As part of the ongoing probe surrounding Daewoo Shipbuilding & Marine Engineering (DSME) into corporate malpractice and accounting fraud charges, a PR agency that carried out press work for the shipping company was raided Monday on suspicions it received some 2 billion won ($1.8 million) in kickbacks.

Prosecutors who were dispatched to the agency’s office as well as the CEO’s house in order to collect computer hard drives, accounting books and other paper documents said they found key evidence proving the allegations.

The PR agency is said to have received at least 2 billion won from 2008 to 2011, when Nam Sang-tae worked as CEO of the Daewoo company. The paycheck, authorities said, was far more than what the agency had given back in services.

According to prosecutors, the head of the agency had very close connections with former President Lee Myung-bak’s political aides and Min Yoo-sung, former chairman of the Korea Development Bank.

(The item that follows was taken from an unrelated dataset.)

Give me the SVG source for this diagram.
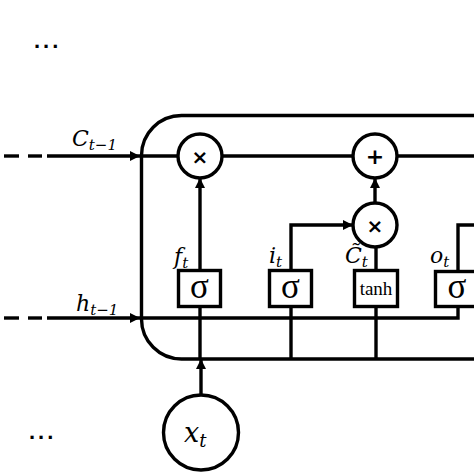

The prosecution has been trying to figure out for months whether the Korea Development Bank, the main creditor and largest stakeholder of DSME, failed to properly oversee and manage the shipbuilder on purpose in return for parachute appointments.

In March, the Financial Supervisory Service announced that DSME revised its financial statements, changing its 440.9 billion won operating profit, reported in 2013, to an operating loss of 778.4 billion won, and revising a 471.1 billion won operating profit in 2014 to a 742.9 billion won loss.

Prosecutors suspect that DSME took out some 45 trillion won in loans from the Korea Development Bank, which holds 49.7 percent of DSME shares, as well as other loans from other entities, by way of accounting fraud.

Whether the bank was aware of the accounting fraud is currently being investigated.

On Sunday, Kang Man-soo, former chairman of Korea Development Bank who helmed it during Lee Myung-bak’s presidency, issued a statement denying all charges, claiming he never pressured the Daewoo shipping company to hire his close aides.

Kang, 71, who also served as former minister of strategy and finance during former President Lee’s term, is known to have had close ties with him, leading prosecutors to wonder whether Lee was involved in the shady act.

Kang will likely be summoned on allegations of bribery and breach of trust as early as Friday, prosecutors said.

According to a report DSME handed over to Min Byung-doo, a lawmaker of the main opposition Minjoo Party, 18 of the 34 advisors at the ship builder, who earn an average of 150 million won annually, were hired during the former Lee administration, from February 2008 to February 2013.

Among the 18, seven to eight were hired around the time Kang was appointed as the new chairman of the Korea Development Bank.

Authorities said they have collected key evidence suggesting Kang had pulled some strings in their employment.